Skip the pictures. Set down, word for word, the lines from the start of the material up to and including the line with "bg.plot(top_edge[:, 0], top_edge[:, 1]".
• • • •
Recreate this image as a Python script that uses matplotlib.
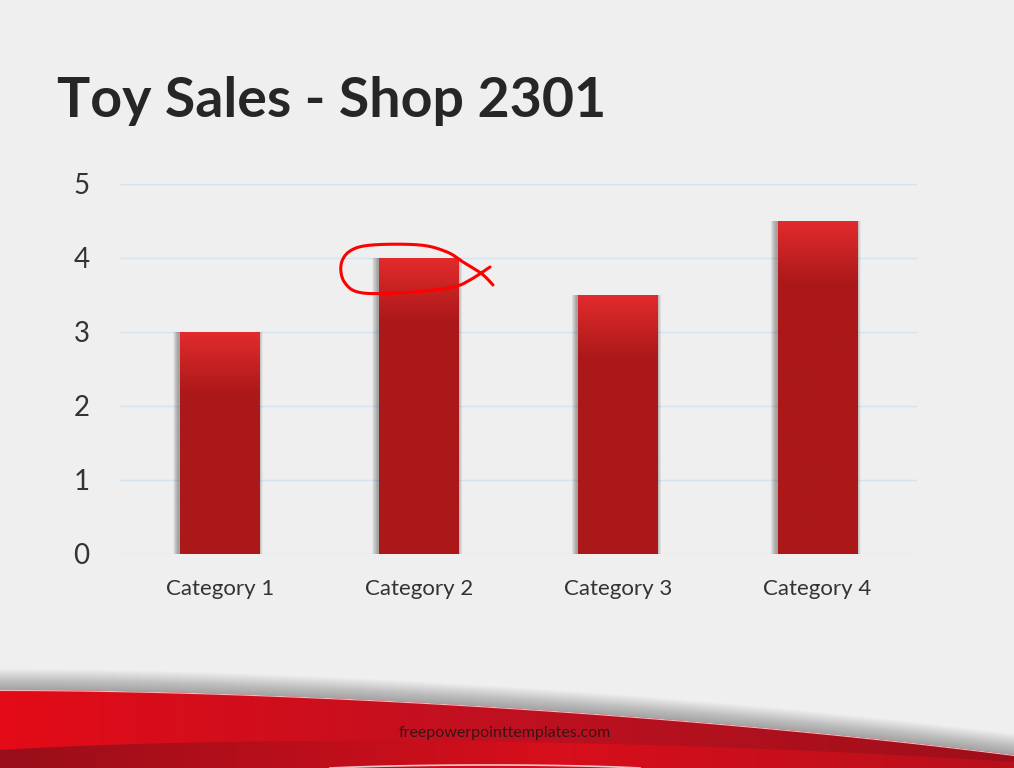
"""
Toy sales bar chart styled like a red slide template.
"""

import numpy as np
import matplotlib.pyplot as plt
from matplotlib.patches import Polygon
from matplotlib.colors import to_rgb

categories = ["Category 1", "Category 2", "Category 3", "Category 4"]
sales = [3.0, 4.0, 3.5, 4.5]
y_ticks = [0, 1, 2, 3, 4, 5]
title = "Toy Sales - Shop 2301"
footer = "freepowerpointtemplates.com"

W, H = 1014, 768
BAR_LIGHT = "#e22b2d"
BAR_DARK = "#ab1819"
TEXT = "#333333"
GRID = "#d5e3f0"

plt.rcParams["font.family"] = ["Lato", "DejaVu Sans"]

fig = plt.figure(figsize=(W / 100, H / 100), dpi=100)
fig.patch.set_facecolor("#efefef")

# decoration layer, in pixel coordinates (y down)
bg = fig.add_axes([0, 0, 1, 1], zorder=0)
bg.axis("off")


def bezier(p0, p1, p2, p3, n=80):
    t = np.linspace(0, 1, n)[:, None]
    p0, p1, p2, p3 = (np.array(p, float) for p in (p0, p1, p2, p3))
    return (1 - t) ** 3 * p0 + 3 * (1 - t) ** 2 * t * p1 \
        + 3 * (1 - t) * t ** 2 * p2 + t ** 3 * p3


def gradient_fill(axis, verts, stops, zorder):
    patch = Polygon(verts, closed=True, facecolor="none",
                    edgecolor="none", zorder=zorder)
    axis.add_patch(patch)
    xs = np.linspace(0, 1, 256)
    pos = [s[0] for s in stops]
    cols = np.array([to_rgb(s[1]) for s in stops])
    img = np.stack([np.interp(xs, pos, cols[:, i]) for i in range(3)], -1)
    im = axis.imshow(img[None, :, :], extent=(0, W, H, 0), aspect="auto",
                     zorder=zorder, interpolation="bilinear")
    im.set_clip_path(patch)


# upper red band of the swoosh
top_edge = bezier((0, 690), (300, 690), (700, 715), (W, 755))
upper = np.vstack([top_edge, [(W, H + 5), (0, H + 5)]])

# soft shadow above the band
for k in range(1, 22):
    sh = upper.copy()
    sh[:-2, 1] -= k
    bg.add_patch(Polygon(sh, closed=True, facecolor="black",
                         edgecolor="none", alpha=0.016, zorder=1))

gradient_fill(bg, upper, [(0, "#e30b17"), (0.5, "#bf1121"), (1, "#9e0f19")], 2)
bg.plot(top_edge[:, 0], top_edge[:, 1] + 0.5, color="#f3b8bc", lw=0.8, zorder=3)

# lower band
low_edge = bezier((0, 750), (250, 735), (650, 738), (W, 762))
lower = np.vstack([low_edge, [(W, H + 5), (0, H + 5)]])
gradient_fill(bg, lower, [(0, "#980f19"), (0.55, "#d80e1c"), (1, "#b8101b")], 4)
hl = bezier((330, 768), (420, 764), (560, 764), (640, 768), 40)
bg.plot(hl[:, 0], hl[:, 1], color="#f0c8cc", lw=1.2, zorder=5)

bg.set_xlim(0, W)
bg.set_ylim(H, 0)

fig.text(505 / W, 1 - 733 / H, footer, ha="center", va="center",
         fontsize=11.5, color="#3a1414")

fig.text(57 / W, 1 - 117 / H, title, ha="left", va="baseline",
         fontsize=40, fontweight="bold", color="#262626")

# chart
ax = fig.add_axes([120 / W, 1 - 554 / H, 797 / W, 370 / H], zorder=2)
ax.patch.set_visible(False)
x = np.arange(len(categories))
width = 0.40

# soft side shadows of the bars
for extra in np.linspace(0.004, 0.05, 10):
    ax.bar(x - 0.008, sales, width=width + extra, color="black",
           alpha=0.035, zorder=1, linewidth=0)

bars = ax.bar(x, sales, width=width, color=BAR_DARK, zorder=2, linewidth=0)
light, dark = np.array(to_rgb(BAR_LIGHT)), np.array(to_rgb(BAR_DARK))
for rect, h in zip(bars, sales):
    y = np.linspace(h, 0, 300)
    d = h - y
    img = np.stack([np.interp(d, [0, 0.85], [light[i], dark[i]])
                    for i in range(3)], -1)
    x0 = rect.get_x()
    im = ax.imshow(img[:, None, :], extent=(x0, x0 + rect.get_width(), 0, h),
                   aspect="auto", zorder=3, interpolation="bilinear")
    im.set_clip_path(rect)

ax.set_xlim(-0.5, len(categories) - 0.5)
ax.set_ylim(0, 5)
ax.set_yticks(y_ticks)
ax.set_xticks(x)
ax.set_xticklabels(categories)
ax.grid(axis="y", color=GRID, linewidth=1)
ax.set_axisbelow(True)
for s in ["top", "right", "left", "bottom"]:
    ax.spines[s].set_visible(False)
ax.tick_params(length=0)
ax.tick_params(axis="y", labelsize=20, labelcolor=TEXT, pad=22)
ax.tick_params(axis="x", labelsize=16, labelcolor=TEXT, pad=18)

# hand-drawn mark around Category 2
pts = np.array([(490, 267), (470, 280), (453, 287), (413, 292), (363, 293),
                (345, 283), (341, 265), (350, 251), (372, 245), (420, 245),
                (447, 252), (463, 262), (482, 274), (493, 285)], float)
# Catmull-Rom smoothing of the stroke
P = np.vstack([pts[0], pts, pts[-1]])
stroke = []
for i in range(1, len(P) - 2):
    p0, p1, p2, p3 = P[i - 1], P[i], P[i + 1], P[i + 2]
    for t in np.linspace(0, 1, 12, endpoint=False):
        stroke.append(0.5 * (2 * p1 + (-p0 + p2) * t
                             + (2 * p0 - 5 * p1 + 4 * p2 - p3) * t ** 2
                             + (-p0 + 3 * p1 - 3 * p2 + p3) * t ** 3))
stroke.append(pts[-1])
stroke = np.array(stroke)

ov = fig.add_axes([0, 0, 1, 1], zorder=5)
ov.patch.set_visible(False)
ov.axis("off")
ov.plot(stroke[:, 0], stroke[:, 1], color="#ff0000", lw=2.2,
        solid_capstyle="round", solid_joinstyle="round")
ov.set_xlim(0, W)
ov.set_ylim(H, 0)

fig.savefig("out.png", dpi=100, facecolor=fig.get_facecolor())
• • • •
■ **RIGHT ANSWER**:
Recreate this image as a Python script that uses matplotlib.
"""
Toy sales bar chart styled like a red slide template.
"""

import numpy as np
import matplotlib.pyplot as plt
from matplotlib.patches import Polygon
from matplotlib.colors import to_rgb

categories = ["Category 1", "Category 2", "Category 3", "Category 4"]
sales = [3.0, 4.0, 3.5, 4.5]
y_ticks = [0, 1, 2, 3, 4, 5]
title = "Toy Sales - Shop 2301"
footer = "freepowerpointtemplates.com"

W, H = 1014, 768
BAR_LIGHT = "#e22b2d"
BAR_DARK = "#ab1819"
TEXT = "#333333"
GRID = "#d5e3f0"

plt.rcParams["font.family"] = ["Lato", "DejaVu Sans"]

fig = plt.figure(figsize=(W / 100, H / 100), dpi=100)
fig.patch.set_facecolor("#efefef")

# decoration layer, in pixel coordinates (y down)
bg = fig.add_axes([0, 0, 1, 1], zorder=0)
bg.axis("off")


def bezier(p0, p1, p2, p3, n=80):
    t = np.linspace(0, 1, n)[:, None]
    p0, p1, p2, p3 = (np.array(p, float) for p in (p0, p1, p2, p3))
    return (1 - t) ** 3 * p0 + 3 * (1 - t) ** 2 * t * p1 \
        + 3 * (1 - t) * t ** 2 * p2 + t ** 3 * p3


def gradient_fill(axis, verts, stops, zorder):
    patch = Polygon(verts, closed=True, facecolor="none",
                    edgecolor="none", zorder=zorder)
    axis.add_patch(patch)
    xs = np.linspace(0, 1, 256)
    pos = [s[0] for s in stops]
    cols = np.array([to_rgb(s[1]) for s in stops])
    img = np.stack([np.interp(xs, pos, cols[:, i]) for i in range(3)], -1)
    im = axis.imshow(img[None, :, :], extent=(0, W, H, 0), aspect="auto",
                     zorder=zorder, interpolation="bilinear")
    im.set_clip_path(patch)


# upper red band of the swoosh
top_edge = bezier((0, 690), (300, 690), (700, 715), (W, 755))
upper = np.vstack([top_edge, [(W, H + 5), (0, H + 5)]])

# soft shadow above the band
for k in range(1, 22):
    sh = upper.copy()
    sh[:-2, 1] -= k
    bg.add_patch(Polygon(sh, closed=True, facecolor="black",
                         edgecolor="none", alpha=0.016, zorder=1))

gradient_fill(bg, upper, [(0, "#e30b17"), (0.5, "#bf1121"), (1, "#9e0f19")], 2)
bg.plot(top_edge[:, 0], top_edge[:, 1] + 0.5, color="#f3b8bc", lw=0.8, zorder=3)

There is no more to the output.